Return exactly and only these lines: the first of the listing through the one containing "anchor=center] (alt) at".

Charts and diagrams as code:
+===+
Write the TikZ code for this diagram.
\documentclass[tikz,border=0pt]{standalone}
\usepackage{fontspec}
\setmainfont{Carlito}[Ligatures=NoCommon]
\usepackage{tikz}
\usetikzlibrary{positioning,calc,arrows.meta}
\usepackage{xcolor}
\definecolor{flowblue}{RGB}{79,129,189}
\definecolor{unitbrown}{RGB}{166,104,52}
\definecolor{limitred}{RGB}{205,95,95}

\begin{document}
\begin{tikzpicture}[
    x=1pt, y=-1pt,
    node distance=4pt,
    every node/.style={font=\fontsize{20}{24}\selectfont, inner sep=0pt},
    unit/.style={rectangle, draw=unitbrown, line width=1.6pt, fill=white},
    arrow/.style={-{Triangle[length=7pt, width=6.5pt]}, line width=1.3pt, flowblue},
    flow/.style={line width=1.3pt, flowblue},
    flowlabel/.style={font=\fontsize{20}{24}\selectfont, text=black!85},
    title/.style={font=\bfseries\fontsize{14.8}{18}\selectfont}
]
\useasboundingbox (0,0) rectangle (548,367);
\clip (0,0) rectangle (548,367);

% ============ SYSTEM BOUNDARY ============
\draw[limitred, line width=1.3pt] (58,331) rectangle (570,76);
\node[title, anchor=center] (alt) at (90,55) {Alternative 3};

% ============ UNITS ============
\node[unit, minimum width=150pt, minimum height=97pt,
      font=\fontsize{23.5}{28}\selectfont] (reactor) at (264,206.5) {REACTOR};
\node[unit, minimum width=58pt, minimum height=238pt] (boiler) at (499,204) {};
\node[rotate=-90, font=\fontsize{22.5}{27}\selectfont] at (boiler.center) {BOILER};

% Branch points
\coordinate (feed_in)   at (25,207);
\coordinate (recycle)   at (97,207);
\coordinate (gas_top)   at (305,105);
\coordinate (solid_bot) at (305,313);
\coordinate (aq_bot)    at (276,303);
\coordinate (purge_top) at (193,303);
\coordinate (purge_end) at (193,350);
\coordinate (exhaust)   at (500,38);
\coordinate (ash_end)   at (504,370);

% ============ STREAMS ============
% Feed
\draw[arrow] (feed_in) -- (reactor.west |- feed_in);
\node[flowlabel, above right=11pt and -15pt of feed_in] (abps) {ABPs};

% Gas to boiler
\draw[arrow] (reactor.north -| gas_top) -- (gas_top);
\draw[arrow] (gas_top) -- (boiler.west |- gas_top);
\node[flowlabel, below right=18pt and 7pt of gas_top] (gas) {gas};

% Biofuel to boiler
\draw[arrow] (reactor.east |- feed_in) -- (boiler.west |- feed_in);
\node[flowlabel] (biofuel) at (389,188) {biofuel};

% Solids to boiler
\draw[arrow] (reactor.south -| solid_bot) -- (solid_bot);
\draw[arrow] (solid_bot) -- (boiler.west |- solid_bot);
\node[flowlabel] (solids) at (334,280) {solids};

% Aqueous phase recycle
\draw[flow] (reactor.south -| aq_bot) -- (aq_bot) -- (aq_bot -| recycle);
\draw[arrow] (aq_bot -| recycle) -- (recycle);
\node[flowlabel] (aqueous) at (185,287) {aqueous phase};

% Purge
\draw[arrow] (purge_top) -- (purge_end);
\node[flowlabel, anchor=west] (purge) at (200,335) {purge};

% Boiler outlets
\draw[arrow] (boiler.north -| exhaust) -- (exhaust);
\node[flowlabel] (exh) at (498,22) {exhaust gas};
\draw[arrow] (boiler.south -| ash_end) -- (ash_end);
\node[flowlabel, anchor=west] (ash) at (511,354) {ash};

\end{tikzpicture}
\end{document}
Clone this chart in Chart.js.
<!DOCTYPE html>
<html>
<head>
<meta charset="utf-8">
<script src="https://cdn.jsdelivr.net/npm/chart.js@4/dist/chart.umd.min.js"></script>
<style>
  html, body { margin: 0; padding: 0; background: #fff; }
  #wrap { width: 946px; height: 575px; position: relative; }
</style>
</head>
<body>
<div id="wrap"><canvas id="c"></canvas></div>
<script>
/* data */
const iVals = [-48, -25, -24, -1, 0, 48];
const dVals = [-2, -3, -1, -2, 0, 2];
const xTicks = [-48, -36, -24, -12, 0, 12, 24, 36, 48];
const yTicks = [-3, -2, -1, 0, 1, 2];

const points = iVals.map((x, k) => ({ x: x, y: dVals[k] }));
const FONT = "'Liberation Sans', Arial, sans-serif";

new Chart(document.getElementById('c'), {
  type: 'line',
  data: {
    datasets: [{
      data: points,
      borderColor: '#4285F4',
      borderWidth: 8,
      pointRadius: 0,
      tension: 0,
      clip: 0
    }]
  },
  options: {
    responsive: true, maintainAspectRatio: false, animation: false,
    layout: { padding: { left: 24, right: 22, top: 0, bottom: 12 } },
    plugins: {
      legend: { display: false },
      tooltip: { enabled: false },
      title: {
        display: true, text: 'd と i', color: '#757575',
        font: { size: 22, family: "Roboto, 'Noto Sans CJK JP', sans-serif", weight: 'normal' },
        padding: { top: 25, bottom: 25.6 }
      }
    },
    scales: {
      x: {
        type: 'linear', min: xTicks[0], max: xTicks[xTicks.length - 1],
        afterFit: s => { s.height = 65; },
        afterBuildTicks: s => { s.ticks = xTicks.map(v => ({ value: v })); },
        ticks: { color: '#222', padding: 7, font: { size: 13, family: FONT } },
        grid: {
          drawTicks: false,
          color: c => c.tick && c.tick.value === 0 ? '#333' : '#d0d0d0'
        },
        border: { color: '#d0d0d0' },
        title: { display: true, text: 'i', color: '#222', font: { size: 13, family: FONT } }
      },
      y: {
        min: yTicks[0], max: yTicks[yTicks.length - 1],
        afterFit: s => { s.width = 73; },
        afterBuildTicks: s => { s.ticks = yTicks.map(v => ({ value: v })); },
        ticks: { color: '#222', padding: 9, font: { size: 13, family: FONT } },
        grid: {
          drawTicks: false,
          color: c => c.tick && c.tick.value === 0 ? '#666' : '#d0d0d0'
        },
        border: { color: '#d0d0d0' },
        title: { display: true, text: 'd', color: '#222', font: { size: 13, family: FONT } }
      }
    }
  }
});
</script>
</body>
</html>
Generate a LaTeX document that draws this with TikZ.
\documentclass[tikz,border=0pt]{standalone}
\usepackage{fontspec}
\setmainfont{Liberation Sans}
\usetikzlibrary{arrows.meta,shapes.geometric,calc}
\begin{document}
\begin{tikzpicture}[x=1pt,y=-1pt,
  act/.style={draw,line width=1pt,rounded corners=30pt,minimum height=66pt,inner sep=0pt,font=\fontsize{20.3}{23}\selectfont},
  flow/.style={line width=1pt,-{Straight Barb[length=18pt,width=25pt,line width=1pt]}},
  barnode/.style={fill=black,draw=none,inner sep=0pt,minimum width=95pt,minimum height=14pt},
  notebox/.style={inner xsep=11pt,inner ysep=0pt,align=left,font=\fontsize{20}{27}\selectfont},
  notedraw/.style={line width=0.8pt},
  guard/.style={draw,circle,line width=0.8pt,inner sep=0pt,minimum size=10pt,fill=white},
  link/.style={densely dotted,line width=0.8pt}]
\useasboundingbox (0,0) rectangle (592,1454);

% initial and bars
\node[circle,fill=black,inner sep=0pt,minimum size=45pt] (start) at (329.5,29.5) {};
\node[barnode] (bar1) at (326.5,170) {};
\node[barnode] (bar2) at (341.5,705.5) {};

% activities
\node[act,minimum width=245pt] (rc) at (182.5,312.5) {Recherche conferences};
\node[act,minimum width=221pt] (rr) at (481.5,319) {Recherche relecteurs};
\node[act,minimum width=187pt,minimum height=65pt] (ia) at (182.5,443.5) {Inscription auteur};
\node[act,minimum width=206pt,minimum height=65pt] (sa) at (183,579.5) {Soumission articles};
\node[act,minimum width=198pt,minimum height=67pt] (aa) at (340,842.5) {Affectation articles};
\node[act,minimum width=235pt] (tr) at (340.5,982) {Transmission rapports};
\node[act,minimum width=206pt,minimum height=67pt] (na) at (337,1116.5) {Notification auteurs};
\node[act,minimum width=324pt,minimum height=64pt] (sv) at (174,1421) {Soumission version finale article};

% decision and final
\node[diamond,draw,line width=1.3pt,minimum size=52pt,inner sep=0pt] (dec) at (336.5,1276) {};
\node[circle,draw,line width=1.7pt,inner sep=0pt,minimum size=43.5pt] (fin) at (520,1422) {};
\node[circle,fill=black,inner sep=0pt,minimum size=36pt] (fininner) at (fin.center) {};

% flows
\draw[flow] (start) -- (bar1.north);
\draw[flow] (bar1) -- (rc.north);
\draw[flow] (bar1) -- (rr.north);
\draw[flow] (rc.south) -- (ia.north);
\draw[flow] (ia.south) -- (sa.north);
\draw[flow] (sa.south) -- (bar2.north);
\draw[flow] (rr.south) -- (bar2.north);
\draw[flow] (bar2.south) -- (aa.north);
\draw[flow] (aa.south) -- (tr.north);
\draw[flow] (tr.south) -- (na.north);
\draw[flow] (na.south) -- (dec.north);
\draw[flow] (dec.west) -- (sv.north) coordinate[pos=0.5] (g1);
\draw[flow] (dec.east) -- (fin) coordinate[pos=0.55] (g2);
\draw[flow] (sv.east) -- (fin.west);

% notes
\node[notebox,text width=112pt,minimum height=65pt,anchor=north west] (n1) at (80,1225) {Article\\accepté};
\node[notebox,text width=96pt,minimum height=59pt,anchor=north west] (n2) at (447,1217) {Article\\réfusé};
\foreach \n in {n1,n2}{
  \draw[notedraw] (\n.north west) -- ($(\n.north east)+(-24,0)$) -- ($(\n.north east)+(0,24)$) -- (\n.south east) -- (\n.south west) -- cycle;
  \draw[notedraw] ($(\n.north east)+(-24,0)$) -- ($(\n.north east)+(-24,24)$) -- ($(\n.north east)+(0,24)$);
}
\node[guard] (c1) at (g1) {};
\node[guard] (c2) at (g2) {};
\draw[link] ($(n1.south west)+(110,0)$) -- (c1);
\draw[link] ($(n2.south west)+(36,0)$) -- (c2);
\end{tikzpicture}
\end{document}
+===+
| The output |
Write the TikZ code for this diagram.
\documentclass[tikz,border=0pt]{standalone}
\usepackage{fontspec}
\setmainfont{Carlito}[Ligatures=NoCommon]
\usepackage{tikz}
\usetikzlibrary{positioning,calc,arrows.meta}
\usepackage{xcolor}
\definecolor{flowblue}{RGB}{79,129,189}
\definecolor{unitbrown}{RGB}{166,104,52}
\definecolor{limitred}{RGB}{205,95,95}

\begin{document}
\begin{tikzpicture}[
    x=1pt, y=-1pt,
    node distance=4pt,
    every node/.style={font=\fontsize{20}{24}\selectfont, inner sep=0pt},
    unit/.style={rectangle, draw=unitbrown, line width=1.6pt, fill=white},
    arrow/.style={-{Triangle[length=7pt, width=6.5pt]}, line width=1.3pt, flowblue},
    flow/.style={line width=1.3pt, flowblue},
    flowlabel/.style={font=\fontsize{20}{24}\selectfont, text=black!85},
    title/.style={font=\bfseries\fontsize{14.8}{18}\selectfont}
]
\useasboundingbox (0,0) rectangle (548,367);
\clip (0,0) rectangle (548,367);

% ============ SYSTEM BOUNDARY ============
\draw[limitred, line width=1.3pt] (58,331) rectangle (570,76);
\node[title, anchor=center] (alt) at (90,55) {Alternative 3};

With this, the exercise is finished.